Refusing to change how things are done by claiming there’s simply no other way to preserve the web “as we know it” is as ridiculous an idea as it is anti-innovation in sentiment.
Returning to the misfired email thread, we contacted MOW’s PR agency to ask whether or not the account includes expenses for relevant newspaper subscriptions. It told us these would come out of a central agency fund. Additionally — having checked back on it — the agency said it did in fact have subscriptions to the newspaper sites in question.
The spokesperson explained that the staffers involved just hadn’t realized at the time — in the heat of the “day-to-day PR” moment (and whilst wrangling remote-working-impacted comms). And, presumably, as all those subscription login screens threw up barriers to accessing the content they needed in the heat of the moment.

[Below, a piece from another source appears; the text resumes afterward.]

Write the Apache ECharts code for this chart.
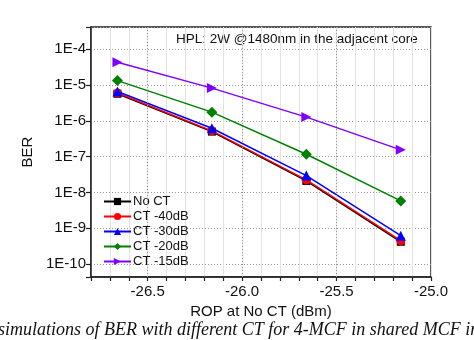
<!DOCTYPE html>
<html>
<head>
<meta charset="utf-8">
<script src="https://cdn.jsdelivr.net/npm/echarts@6/dist/echarts.min.js"></script>
<style>
  html, body { margin: 0; padding: 0; background: #fff; }
  #chart { width: 474px; height: 340px; }
</style>
</head>
<body>
<div id="chart"></div>
<script>
// Received optical power at No CT (dBm)
const rop = [-26.66, -26.16, -25.66, -25.16];

// Bit error rate for each crosstalk level
const berNoCT  = [5.7e-6, 5.0e-7, 2.1e-8, 4.2e-10];
const berCT40  = [6.0e-6, 5.25e-7, 2.24e-8, 4.5e-10];
const berCT30  = [6.6e-6, 6.2e-7, 2.96e-8, 6.2e-10];
const berCT20  = [1.33e-5, 1.75e-6, 1.17e-7, 5.8e-9];
const berCT15  = [4.34e-5, 8.2e-6, 1.27e-6, 1.55e-7];

const seriesNames = ['No CT', 'CT -40dB', 'CT -30dB', 'CT -20dB', 'CT -15dB'];
const xTickLabels = ['-26.5', '-26.0', '-25.5', '-25.0'];
const yTickLabels = ['1E-10', '1E-9', '1E-8', '1E-7', '1E-6', '1E-5', '1E-4'];

const note = 'HPL: 2W @1480nm in the adjacent core';
const caption = 'simulations of BER with different CT for 4-MCF in shared MCF in';

const pair = (ys) => rop.map((x, i) => [x, ys[i]]);

const styles = [
  { color: '#000000', symbol: 'rect', size: 8, rotate: 0 },
  { color: '#ff0000', symbol: 'circle', size: 9, rotate: 0 },
  { color: '#0000ff', symbol: 'triangle', size: 10, rotate: 0 },
  { color: '#008000', symbol: 'diamond', size: 11, rotate: 0 },
  { color: '#8000ff', symbol: 'triangle', size: 10, rotate: -90 }
];
const allData = [berNoCT, berCT40, berCT30, berCT20, berCT15];

const chart = echarts.init(document.getElementById('chart'), null, { renderer: 'canvas' });

const font = 'Liberation Sans, Arial, sans-serif';

// major vertical grid lines at the labelled ROP values
const majorGrid = {
  name: 'grid',
  type: 'line',
  data: [],
  silent: true,
  markLine: {
    silent: true,
    symbol: 'none',
    label: { show: false },
    lineStyle: { color: '#999', type: [1, 2], width: 1 },
    data: xTickLabels.slice(0, 3).map((s) => ({ xAxis: parseFloat(s) }))
  },
  z: 1
};

chart.setOption({
  animation: false,
  backgroundColor: '#ffffff',
  grid: {
    left: 91, right: 43, top: 27, bottom: 63,
    show: true, borderColor: '#222', borderWidth: 1.5
  },
  xAxis: {
    type: 'value',
    min: -26.8, max: -25.0, interval: 0.1,
    axisLine: { show: true, onZero: false, lineStyle: { color: '#222', width: 1.5 } },
    axisTick: { show: true, inside: false, length: 4, lineStyle: { color: '#222', width: 1.2 } },
    splitLine: { show: true, lineStyle: { color: '#e3e3e3', width: 1 } },
    axisLabel: {
      color: '#111', fontFamily: font, fontSize: 15, margin: 7,
      formatter: (v) => {
        const s = v.toFixed(1);
        return xTickLabels.includes(s) ? s : '';
      }
    },
    name: 'ROP at No CT (dBm)',
    nameLocation: 'middle', nameGap: 27,
    nameTextStyle: { color: '#111', fontFamily: font, fontSize: 15 }
  },
  yAxis: {
    type: 'log', logBase: 10,
    min: Math.pow(10, -10.36), max: Math.pow(10, -3.38),
    axisLine: { show: true, lineStyle: { color: '#222', width: 1.5 } },
    axisTick: { show: true, inside: false, length: 5, lineStyle: { color: '#222', width: 1.2 } },
    splitLine: { show: true, lineStyle: { color: '#999', type: [1, 2], width: 1 } },
    axisLabel: {
      color: '#111', fontFamily: font, fontSize: 15, margin: 5,
      formatter: (v) => {
        const e = Math.round(Math.log10(v));
        if (Math.abs(Math.log10(v) - e) > 1e-6) return '';
        const s = '1E' + e;
        return yTickLabels.includes(s) ? s : '';
      }
    },
    name: 'BER',
    nameLocation: 'middle', nameGap: 50, nameRotate: 90,
    nameTextStyle: { color: '#111', fontFamily: font, fontSize: 15 }
  },
  legend: {
    orient: 'vertical',
    left: 103, top: 195,
    padding: 0,
    itemWidth: 27, itemHeight: 9, itemGap: 2,
    data: seriesNames,
    textStyle: { color: '#111', fontFamily: font, fontSize: 13, padding: [0, 0, 0, -3] }
  },
  graphic: [
    {
      type: 'text', left: 176, top: 32,
      style: { text: note, fill: '#111', font: '13.5px ' + font }
    },
    {
      type: 'text', left: -2, top: 321,
      style: { text: caption, fill: '#111', font: 'italic 18px Liberation Serif, Times New Roman, serif' }
    }
  ],
  series: [majorGrid].concat(allData.map((ys, i) => ({
    name: seriesNames[i],
    type: 'line',
    data: pair(ys),
    symbol: styles[i].symbol,
    symbolSize: styles[i].size,
    symbolRotate: styles[i].rotate,
    showAllSymbol: true,
    lineStyle: { color: styles[i].color, width: 1.5 },
    itemStyle: { color: styles[i].color },
    z: 2 + i
  })))
});
</script>
</body>
</html>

This (senior) spokesperson blamed themselves for what they described as a “cock up” — including the soliciting of a “paywall workaround” — going on to take full mea culpa responsibility and emphasizing it had nothing to do with MOW or with the MOW account.
But, well, if an agency working for an adtech lobby group whose key claim is that “ads support the open internet” is unable to access the online content they need to do their job without a subscription, what does that tell us about how much of an open internet the advertising industry is actually funding right now?